* Begin DATA EXTRACT *
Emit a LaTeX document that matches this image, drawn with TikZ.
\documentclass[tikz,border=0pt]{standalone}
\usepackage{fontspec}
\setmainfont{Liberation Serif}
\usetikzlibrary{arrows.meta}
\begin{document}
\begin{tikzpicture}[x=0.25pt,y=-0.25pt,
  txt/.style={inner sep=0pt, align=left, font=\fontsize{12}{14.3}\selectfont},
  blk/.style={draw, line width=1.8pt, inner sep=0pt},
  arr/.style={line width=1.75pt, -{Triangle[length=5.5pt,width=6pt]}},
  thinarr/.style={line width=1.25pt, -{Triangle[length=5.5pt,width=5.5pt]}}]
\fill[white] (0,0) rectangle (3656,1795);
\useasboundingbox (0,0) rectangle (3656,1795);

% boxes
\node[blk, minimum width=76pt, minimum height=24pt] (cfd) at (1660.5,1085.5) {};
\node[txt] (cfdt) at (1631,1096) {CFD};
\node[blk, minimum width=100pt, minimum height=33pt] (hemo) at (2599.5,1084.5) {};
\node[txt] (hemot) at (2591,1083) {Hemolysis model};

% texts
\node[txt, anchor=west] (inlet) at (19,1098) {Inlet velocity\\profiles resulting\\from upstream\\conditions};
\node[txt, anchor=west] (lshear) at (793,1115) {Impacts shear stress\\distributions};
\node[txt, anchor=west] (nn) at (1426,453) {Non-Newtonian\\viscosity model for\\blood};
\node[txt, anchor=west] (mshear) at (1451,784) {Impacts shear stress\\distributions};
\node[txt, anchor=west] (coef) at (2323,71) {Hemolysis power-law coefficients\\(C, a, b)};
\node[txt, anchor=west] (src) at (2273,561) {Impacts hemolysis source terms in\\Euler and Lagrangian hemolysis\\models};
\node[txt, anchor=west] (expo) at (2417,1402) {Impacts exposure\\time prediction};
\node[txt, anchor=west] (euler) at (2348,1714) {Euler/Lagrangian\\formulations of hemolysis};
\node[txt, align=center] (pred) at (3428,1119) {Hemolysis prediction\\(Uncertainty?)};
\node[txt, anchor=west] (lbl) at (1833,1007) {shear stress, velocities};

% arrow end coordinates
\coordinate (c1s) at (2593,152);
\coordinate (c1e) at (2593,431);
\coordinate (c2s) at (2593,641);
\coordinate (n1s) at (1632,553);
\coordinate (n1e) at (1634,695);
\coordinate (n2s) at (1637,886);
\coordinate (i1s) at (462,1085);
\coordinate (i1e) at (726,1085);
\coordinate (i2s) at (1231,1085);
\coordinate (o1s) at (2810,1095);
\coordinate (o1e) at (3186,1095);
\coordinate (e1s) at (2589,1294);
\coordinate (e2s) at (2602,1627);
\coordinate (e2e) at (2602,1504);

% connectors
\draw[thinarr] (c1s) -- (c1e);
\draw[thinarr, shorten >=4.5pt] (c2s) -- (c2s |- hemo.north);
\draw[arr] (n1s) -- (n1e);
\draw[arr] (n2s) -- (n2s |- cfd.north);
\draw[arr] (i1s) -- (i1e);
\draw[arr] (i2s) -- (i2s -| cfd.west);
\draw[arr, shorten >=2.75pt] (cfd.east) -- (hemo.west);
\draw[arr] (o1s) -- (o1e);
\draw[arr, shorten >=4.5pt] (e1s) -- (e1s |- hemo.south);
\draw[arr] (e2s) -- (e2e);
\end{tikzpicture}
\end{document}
* End DATA EXTRACT *
* Begin DATA EXTRACT *
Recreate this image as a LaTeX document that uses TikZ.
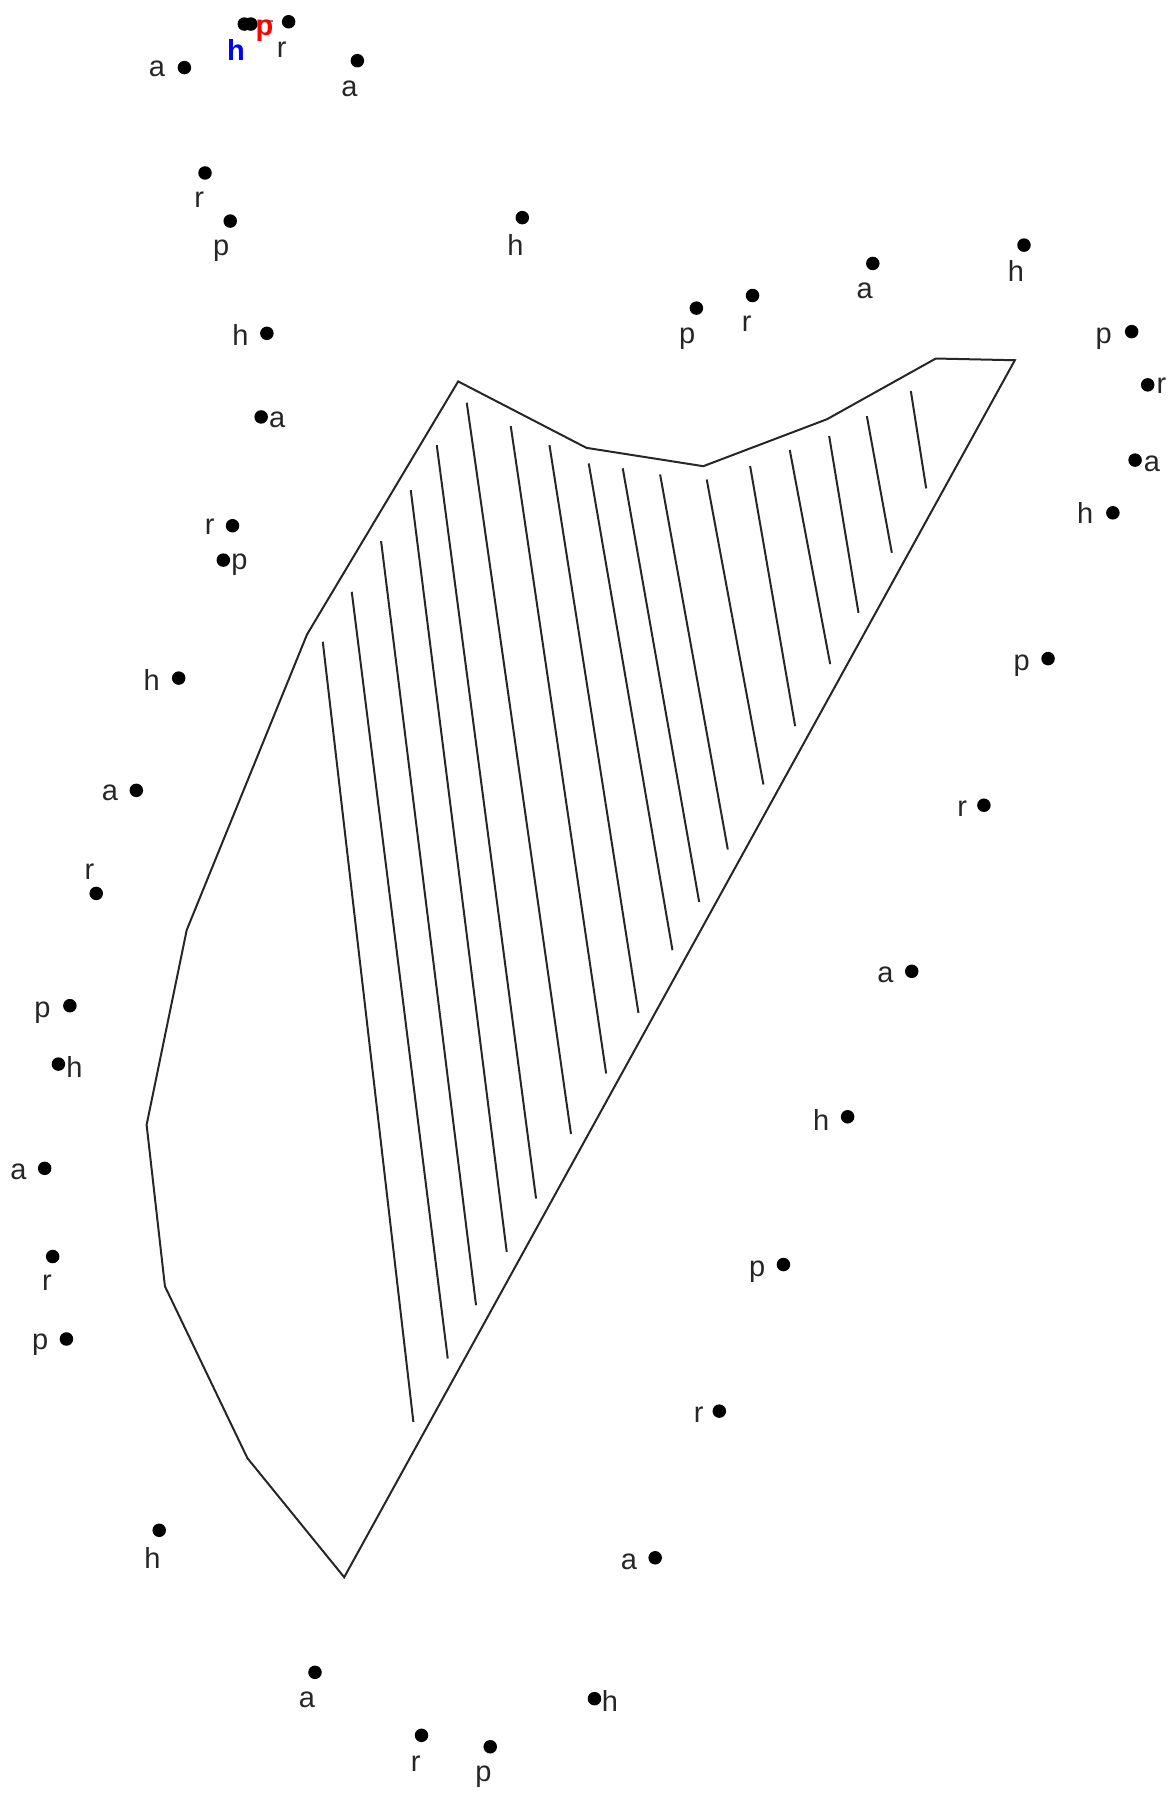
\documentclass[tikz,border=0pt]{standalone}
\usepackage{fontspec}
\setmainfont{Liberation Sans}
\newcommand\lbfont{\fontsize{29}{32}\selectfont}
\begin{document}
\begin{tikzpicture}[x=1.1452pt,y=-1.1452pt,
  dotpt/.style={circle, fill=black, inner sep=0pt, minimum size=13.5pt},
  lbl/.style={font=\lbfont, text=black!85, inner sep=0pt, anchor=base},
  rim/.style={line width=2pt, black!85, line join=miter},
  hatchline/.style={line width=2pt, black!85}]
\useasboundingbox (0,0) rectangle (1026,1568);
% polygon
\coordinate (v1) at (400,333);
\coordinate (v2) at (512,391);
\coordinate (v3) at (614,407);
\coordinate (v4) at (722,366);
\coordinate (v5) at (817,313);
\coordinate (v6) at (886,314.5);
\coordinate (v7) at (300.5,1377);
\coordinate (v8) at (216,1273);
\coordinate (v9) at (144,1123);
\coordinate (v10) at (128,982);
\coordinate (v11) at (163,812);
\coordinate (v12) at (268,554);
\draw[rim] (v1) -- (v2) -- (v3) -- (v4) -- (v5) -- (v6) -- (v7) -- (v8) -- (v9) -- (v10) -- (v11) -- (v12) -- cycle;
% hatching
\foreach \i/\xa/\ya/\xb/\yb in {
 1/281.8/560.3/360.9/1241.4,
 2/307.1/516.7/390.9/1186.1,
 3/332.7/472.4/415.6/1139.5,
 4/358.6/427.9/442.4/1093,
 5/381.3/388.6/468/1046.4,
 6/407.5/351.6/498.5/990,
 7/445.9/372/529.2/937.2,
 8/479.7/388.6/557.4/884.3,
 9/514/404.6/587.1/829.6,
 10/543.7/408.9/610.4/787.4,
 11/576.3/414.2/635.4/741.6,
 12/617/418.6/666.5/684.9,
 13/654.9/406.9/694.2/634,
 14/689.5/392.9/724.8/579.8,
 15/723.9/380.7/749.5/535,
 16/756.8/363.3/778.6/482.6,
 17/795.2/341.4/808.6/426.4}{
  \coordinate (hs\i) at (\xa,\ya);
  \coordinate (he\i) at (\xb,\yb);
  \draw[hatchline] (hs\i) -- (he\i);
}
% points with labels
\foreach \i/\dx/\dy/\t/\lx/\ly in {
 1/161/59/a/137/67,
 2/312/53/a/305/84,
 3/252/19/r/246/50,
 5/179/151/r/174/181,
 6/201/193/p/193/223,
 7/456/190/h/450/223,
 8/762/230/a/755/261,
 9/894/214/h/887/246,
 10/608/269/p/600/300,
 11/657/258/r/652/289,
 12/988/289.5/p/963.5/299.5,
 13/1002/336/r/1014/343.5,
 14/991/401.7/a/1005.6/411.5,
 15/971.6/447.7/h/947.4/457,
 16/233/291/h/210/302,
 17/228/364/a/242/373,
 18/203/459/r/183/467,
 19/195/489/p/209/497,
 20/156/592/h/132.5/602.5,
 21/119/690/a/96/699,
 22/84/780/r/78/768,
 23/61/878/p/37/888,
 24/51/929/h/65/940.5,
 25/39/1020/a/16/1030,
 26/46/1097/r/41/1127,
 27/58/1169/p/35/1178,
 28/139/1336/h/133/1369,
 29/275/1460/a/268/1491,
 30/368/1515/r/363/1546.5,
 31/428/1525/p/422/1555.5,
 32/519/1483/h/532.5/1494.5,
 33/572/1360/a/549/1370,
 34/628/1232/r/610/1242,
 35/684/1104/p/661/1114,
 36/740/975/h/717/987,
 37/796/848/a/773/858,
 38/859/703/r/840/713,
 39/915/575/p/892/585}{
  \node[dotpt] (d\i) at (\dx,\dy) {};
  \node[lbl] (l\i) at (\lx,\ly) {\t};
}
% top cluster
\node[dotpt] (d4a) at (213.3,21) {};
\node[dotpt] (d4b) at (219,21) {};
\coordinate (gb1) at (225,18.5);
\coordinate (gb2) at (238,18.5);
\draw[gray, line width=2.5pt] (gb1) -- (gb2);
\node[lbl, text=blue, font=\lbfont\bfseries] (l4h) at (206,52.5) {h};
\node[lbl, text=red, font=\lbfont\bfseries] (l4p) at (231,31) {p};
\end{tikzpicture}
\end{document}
* End DATA EXTRACT *
* Begin DATA EXTRACT *
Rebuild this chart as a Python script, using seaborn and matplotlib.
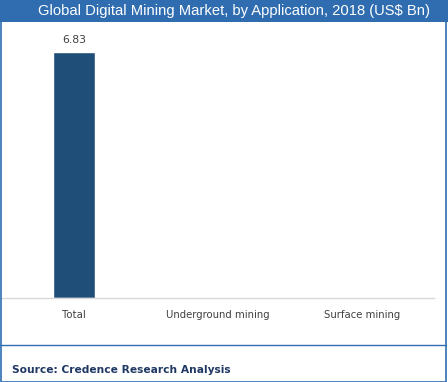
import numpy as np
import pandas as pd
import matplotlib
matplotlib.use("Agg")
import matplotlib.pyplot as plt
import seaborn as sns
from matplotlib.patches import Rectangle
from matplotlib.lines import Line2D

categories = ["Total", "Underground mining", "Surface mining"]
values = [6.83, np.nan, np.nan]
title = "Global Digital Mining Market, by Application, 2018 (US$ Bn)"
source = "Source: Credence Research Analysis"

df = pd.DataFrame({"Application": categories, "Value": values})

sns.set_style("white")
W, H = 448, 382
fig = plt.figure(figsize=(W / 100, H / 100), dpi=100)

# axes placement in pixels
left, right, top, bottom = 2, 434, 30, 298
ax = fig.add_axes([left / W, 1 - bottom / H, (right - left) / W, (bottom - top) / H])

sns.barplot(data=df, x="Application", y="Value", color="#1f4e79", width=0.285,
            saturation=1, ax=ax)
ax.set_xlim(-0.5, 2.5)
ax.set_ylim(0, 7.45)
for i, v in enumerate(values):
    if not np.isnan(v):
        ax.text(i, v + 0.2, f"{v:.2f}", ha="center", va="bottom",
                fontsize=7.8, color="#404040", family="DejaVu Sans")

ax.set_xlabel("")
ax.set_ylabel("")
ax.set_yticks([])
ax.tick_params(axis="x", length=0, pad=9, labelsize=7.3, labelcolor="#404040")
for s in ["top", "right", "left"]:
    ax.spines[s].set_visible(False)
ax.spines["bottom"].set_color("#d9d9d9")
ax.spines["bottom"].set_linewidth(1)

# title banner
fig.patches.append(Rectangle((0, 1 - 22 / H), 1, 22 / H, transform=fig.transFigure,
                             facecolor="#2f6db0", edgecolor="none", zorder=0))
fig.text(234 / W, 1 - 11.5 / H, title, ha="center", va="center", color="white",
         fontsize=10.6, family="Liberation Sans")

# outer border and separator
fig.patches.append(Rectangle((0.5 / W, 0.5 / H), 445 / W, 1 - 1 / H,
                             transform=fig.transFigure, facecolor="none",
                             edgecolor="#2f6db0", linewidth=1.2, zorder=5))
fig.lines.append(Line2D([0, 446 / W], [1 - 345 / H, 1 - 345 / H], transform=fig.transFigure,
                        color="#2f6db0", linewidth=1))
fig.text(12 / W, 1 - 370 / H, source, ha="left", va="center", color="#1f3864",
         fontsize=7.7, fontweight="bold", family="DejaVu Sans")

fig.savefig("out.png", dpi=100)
* End DATA EXTRACT *
#### TASK DETAILS:
The lines to extract from the data above begin with the line containing "Emit a LaTeX" and end with the line containing "(hemot) at (2591,1083)". Extract them exactly, including both.

#### SOLUTION FOR THIS EXERCISE:
Emit a LaTeX document that matches this image, drawn with TikZ.
\documentclass[tikz,border=0pt]{standalone}
\usepackage{fontspec}
\setmainfont{Liberation Serif}
\usetikzlibrary{arrows.meta}
\begin{document}
\begin{tikzpicture}[x=0.25pt,y=-0.25pt,
  txt/.style={inner sep=0pt, align=left, font=\fontsize{12}{14.3}\selectfont},
  blk/.style={draw, line width=1.8pt, inner sep=0pt},
  arr/.style={line width=1.75pt, -{Triangle[length=5.5pt,width=6pt]}},
  thinarr/.style={line width=1.25pt, -{Triangle[length=5.5pt,width=5.5pt]}}]
\fill[white] (0,0) rectangle (3656,1795);
\useasboundingbox (0,0) rectangle (3656,1795);

% boxes
\node[blk, minimum width=76pt, minimum height=24pt] (cfd) at (1660.5,1085.5) {};
\node[txt] (cfdt) at (1631,1096) {CFD};
\node[blk, minimum width=100pt, minimum height=33pt] (hemo) at (2599.5,1084.5) {};
\node[txt] (hemot) at (2591,1083) {Hemolysis model};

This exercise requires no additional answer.